Photo by Rob Bulmahn, Philadelphia, PA, June 2, 2020
George Floyd, Tony McDade, Breonna Taylor, Eric Garner, and so many others have been murdered by police and vigilantes, and this violence must end. We at Plastic Pollution Coalition add our voices to the collective grief. We acknowledge the pain and trauma Black people and communities are facing and have faced for hundreds of years, and we stand with the Movement for Black Lives.
As the protests against police brutality and racial violence continue across the United States and around the world, Plastic Pollution Coalition stands in solidarity with people and groups—including many of our Coalition members—working to end racism and systemic oppression.

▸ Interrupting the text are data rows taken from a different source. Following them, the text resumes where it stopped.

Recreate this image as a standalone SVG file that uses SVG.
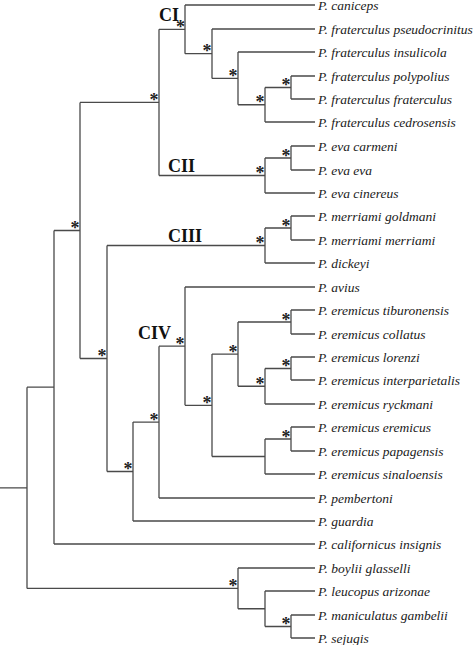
<svg xmlns="http://www.w3.org/2000/svg" width="474" height="645" viewBox="0 0 474 645">
<style>
.br{fill:none;stroke:#4a4a4a;stroke-width:1.3}
.tx{font-family:"Liberation Serif",serif;font-style:italic;font-size:13.5px;fill:#1a1a1a}
.st{font-family:"Liberation Serif",serif;font-weight:bold;font-size:18px;fill:#222;text-anchor:middle}
.cl{font-family:"Liberation Serif",serif;font-weight:bold;font-size:18px;fill:#111}
</style>
<rect width="474" height="645" fill="#fff"/>
<g id="connectors" class="br">
<path d="M0,487.8H27M27,387.2V588.4M27,387.2H54M27,588.4H238"/>
<path d="M54,230.5V544M54,230.5H80M54,544H315"/>
<path d="M80,102.4V358.5M80,102.4H159M80,358.5H107"/>
<path d="M159,29.35V175.5M159,29.35H185M159,175.5H265"/>
<path d="M185,5V53.7M185,5H315M185,53.7H212"/>
<path d="M212,29V78.4M212,29H315M212,78.4H238"/>
<path d="M238,52V104.75M238,52H315M238,104.75H265"/>
<path d="M265,87.5V122M265,87.5H291M265,122H315"/>
<path d="M291,76V99M291,76H315M291,99H315"/>
<path d="M265,158V193M265,158H291M265,193H315"/>
<path d="M291,146V170M291,146H315M291,170H315"/>
<path d="M107,245.5V471.5M107,245.5H265M107,471.5H133"/>
<path d="M265,228V263M265,228H291M265,263H315"/>
<path d="M291,216V240M291,216H315M291,240H315"/>
<path d="M133,422.1V521M133,422.1H159M133,521H315"/>
<path d="M159,346.2V498M159,346.2H185M159,498H315"/>
<path d="M185,287V405.3M185,287H315M185,405.3H212"/>
<path d="M212,354.1V456.5M212,354.1H238M212,456.5H265"/>
<path d="M238,322V386.25M238,322H291M238,386.25H265"/>
<path d="M291,310V334M291,310H315M291,334H315"/>
<path d="M265,368.5V404M265,368.5H291M265,404H315"/>
<path d="M291,357V380M291,357H315M291,380H315"/>
<path d="M265,439V474M265,439H291M265,474H315"/>
<path d="M291,427V451M291,427H315M291,451H315"/>
<path d="M238,568V608.75M238,568H315M238,608.75H265"/>
<path d="M265,591V626.5M265,591H315M265,626.5H291"/>
<path d="M291,615V638M291,615H315M291,638H315"/>
</g>
<g id="support">
<text class="st" x="180.5" y="33">*</text>
<text class="st" x="207" y="57">*</text>
<text class="st" x="233" y="82">*</text>
<text class="st" x="260" y="108">*</text>
<text class="st" x="286" y="91">*</text>
<text class="st" x="154" y="106">*</text>
<text class="st" x="260" y="179">*</text>
<text class="st" x="286" y="161.5">*</text>
<text class="st" x="75" y="234">*</text>
<text class="st" x="102" y="362">*</text>
<text class="st" x="260" y="249">*</text>
<text class="st" x="286" y="231.5">*</text>
<text class="st" x="128" y="475">*</text>
<text class="st" x="154" y="425.5">*</text>
<text class="st" x="180" y="349.5">*</text>
<text class="st" x="207" y="409">*</text>
<text class="st" x="233" y="357.5">*</text>
<text class="st" x="286" y="325.5">*</text>
<text class="st" x="260" y="390">*</text>
<text class="st" x="286" y="372">*</text>
<text class="st" x="286" y="442.5">*</text>
<text class="st" x="233" y="592">*</text>
<text class="st" x="286" y="630">*</text>
</g>
<g id="clade-labels">
<text class="cl" x="159" y="21">CI</text>
<text class="cl" x="168" y="172">CII</text>
<text class="cl" x="168" y="242">CIII</text>
<text class="cl" x="138" y="339">CIV</text>
</g>
<g id="taxa">
<text class="tx" x="318" y="10">P. caniceps</text>
<text class="tx" x="318" y="33.5">P. fraterculus pseudocrinitus</text>
<text class="tx" x="318" y="56.5">P. fraterculus insulicola</text>
<text class="tx" x="318" y="80.5">P. fraterculus polypolius</text>
<text class="tx" x="318" y="103.5">P. fraterculus fraterculus</text>
<text class="tx" x="318" y="126.5">P. fraterculus cedrosensis</text>
<text class="tx" x="318" y="150.5">P. eva carmeni</text>
<text class="tx" x="318" y="174.5">P. eva eva</text>
<text class="tx" x="318" y="197.5">P. eva cinereus</text>
<text class="tx" x="318" y="220.5">P. merriami goldmani</text>
<text class="tx" x="318" y="244.5">P. merriami merriami</text>
<text class="tx" x="318" y="267.5">P. dickeyi</text>
<text class="tx" x="318" y="291.5">P. avius</text>
<text class="tx" x="318" y="314.5">P. eremicus tiburonensis</text>
<text class="tx" x="318" y="338.5">P. eremicus collatus</text>
<text class="tx" x="318" y="361.5">P. eremicus lorenzi</text>
<text class="tx" x="318" y="384.5">P. eremicus interparietalis</text>
<text class="tx" x="318" y="408.5">P. eremicus ryckmani</text>
<text class="tx" x="318" y="431.5">P. eremicus eremicus</text>
<text class="tx" x="318" y="455.5">P. eremicus papagensis</text>
<text class="tx" x="318" y="478.5">P. eremicus sinaloensis</text>
<text class="tx" x="318" y="502.5">P. pembertoni</text>
<text class="tx" x="318" y="525.5">P. guardia</text>
<text class="tx" x="318" y="548.5">P. californicus insignis</text>
<text class="tx" x="318" y="572.5">P. boylii glasselli</text>
<text class="tx" x="318" y="595.5">P. leucopus arizonae</text>
<text class="tx" x="318" y="619.5">P. maniculatus gambelii</text>
<text class="tx" x="318" y="642.5">P. sejugis</text>
</g>
</svg>
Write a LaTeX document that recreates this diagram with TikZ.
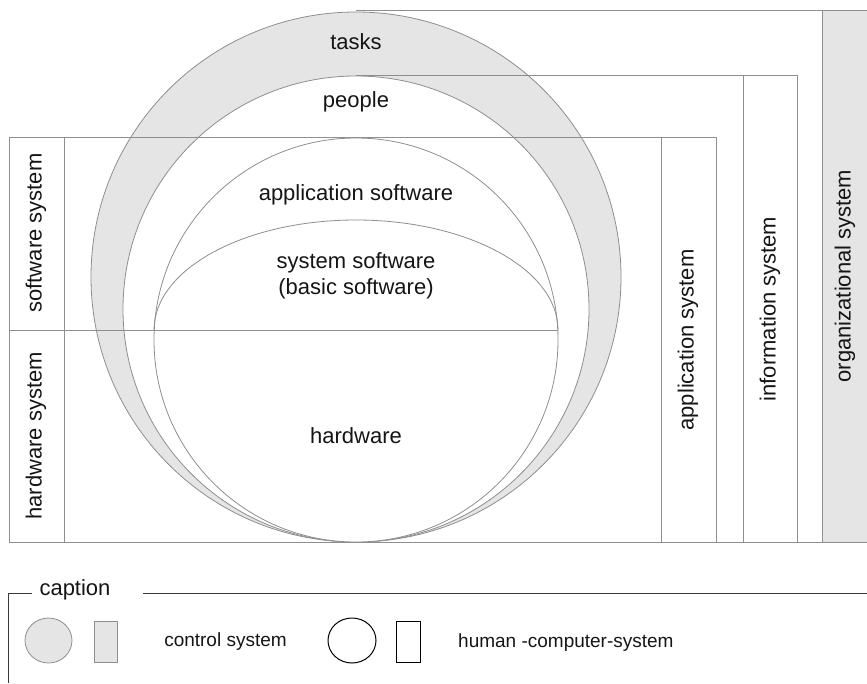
\documentclass[tikz,border=0pt]{standalone}
\usepackage{fontspec}
\setmainfont{Liberation Sans}
\definecolor{linegray}{HTML}{8E8E8E}
\definecolor{fillgray}{HTML}{E5E5E5}
\definecolor{txt}{HTML}{151515}
\definecolor{capline}{HTML}{3A3A3A}
\begin{document}
\begin{tikzpicture}[x=1pt,y=-1pt,
  ln/.style={draw=linegray, line width=0.8pt},
  lbl/.style={font=\fontsize{22}{26}\selectfont, text=txt, inner sep=0pt, align=center},
  small/.style={font=\fontsize{19}{22}\selectfont, text=txt, inner sep=0pt},
  capln/.style={draw=capline, line width=1pt},
  hcs/.style={draw=black, line width=1pt}]
\useasboundingbox (0,0) rectangle (867,683);
% organizational column fill
\fill[fillgray] (822,10) rectangle (867,542);
% circles
\draw[ln, fill=fillgray] (356,277) circle[radius=265pt];
\draw[ln, fill=white] (356,309) circle[radius=233pt];
\draw[ln, fill=white] (356,340) circle[radius=202pt];
\begin{scope}
  \clip (0,0) rectangle (867,330);
  \draw[ln] (356,330) ellipse[x radius=202pt, y radius=110pt];
\end{scope}
% rectangles (drawn on top of the circles)
\draw[ln] (9,137) rectangle (716,542);
\draw[ln] (64,137) -- (64,542);
\draw[ln] (661,137) -- (661,542);
\draw[ln] (9,330) -- (557,330);
\draw[ln] (356,75) -- (797,75) -- (797,542);
\draw[ln] (743,75) -- (743,542);
\draw[ln] (356,10) -- (867,10);
\draw[ln] (822,10) -- (822,542);
\draw[ln] (9,542) -- (867,542);
% labels
\node[lbl] (tasks) at (356,42) {tasks};
\node[lbl] (people) at (356,102) {people};
\node[lbl] (appsw) at (356,195) {application software};
\node[lbl] (syssw) at (356,276) {system software\\(basic software)};
\node[lbl] (hw) at (356,436) {hardware};
\node[lbl, rotate=90] (swsys) at (36,233) {software system};
\node[lbl, rotate=90] (hwsys) at (36,436) {hardware system};
\node[lbl, rotate=90] (appsys) at (688,340) {application system};
\node[lbl, rotate=90] (infsys) at (770,309) {information system};
\node[lbl, rotate=90] (orgsys) at (845,276) {organizational system};
% caption
\node[lbl] (cap) at (75,590) {caption};
\coordinate (capA) at (8,683);
\coordinate (capB) at (8,593);
\coordinate (capC) at (32,593);
\coordinate (capD) at (143,593);
\coordinate (capE) at (867,593);
\draw[capln] (capA) -- (capB) -- (capC);
\draw[capln] (capD) -- (capE);
\draw[ln, fill=fillgray] (48.5,640.5) ellipse[x radius=23.5pt, y radius=22.5pt];
\draw[ln, fill=fillgray] (94,621) rectangle (117,662);
\node[small] (ctrl) at (225.5,642) {control system};
\draw[hcs] (352,640.5) ellipse[x radius=24pt, y radius=22.5pt];
\draw[hcs] (396,621) rectangle (420,662);
\node[small, anchor=west] (hcsl) at (458,643) {human -computer-system};
\end{tikzpicture}
\end{document}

We stand with groups doing vital Environmental Justice work and call on ourselves and our colleagues to be active allies and find ways to work together to advance racial justice and empower communities.
In many parts of the world including the Global South, the voices of Black, Indigenous, and communities of Color are included and uplifted in the environmental movement. We recognize in the United States this work has a long way to go. We are breaking out of these silos to reimagine and fix this broken system of power. We are speaking up and demanding change.
We are outraged at the violence and injustice that Black people and Black communities are facing. We have witnessed the powerful connection between environmental and social injustice and racism through air pollution caused by incineration plants, water contamination, and many other environmental injustices and recognize these are all part of a single, globally-connected Movement for Justice.
We will work in collaboration with tens of thousands of individual Coalition members and more than 1,200 groups globally, to change systems of oppression, and end white supremacy by advocating for social, economic, and environmental justice for all.
What can you do? Join the weekend of action June 19-21.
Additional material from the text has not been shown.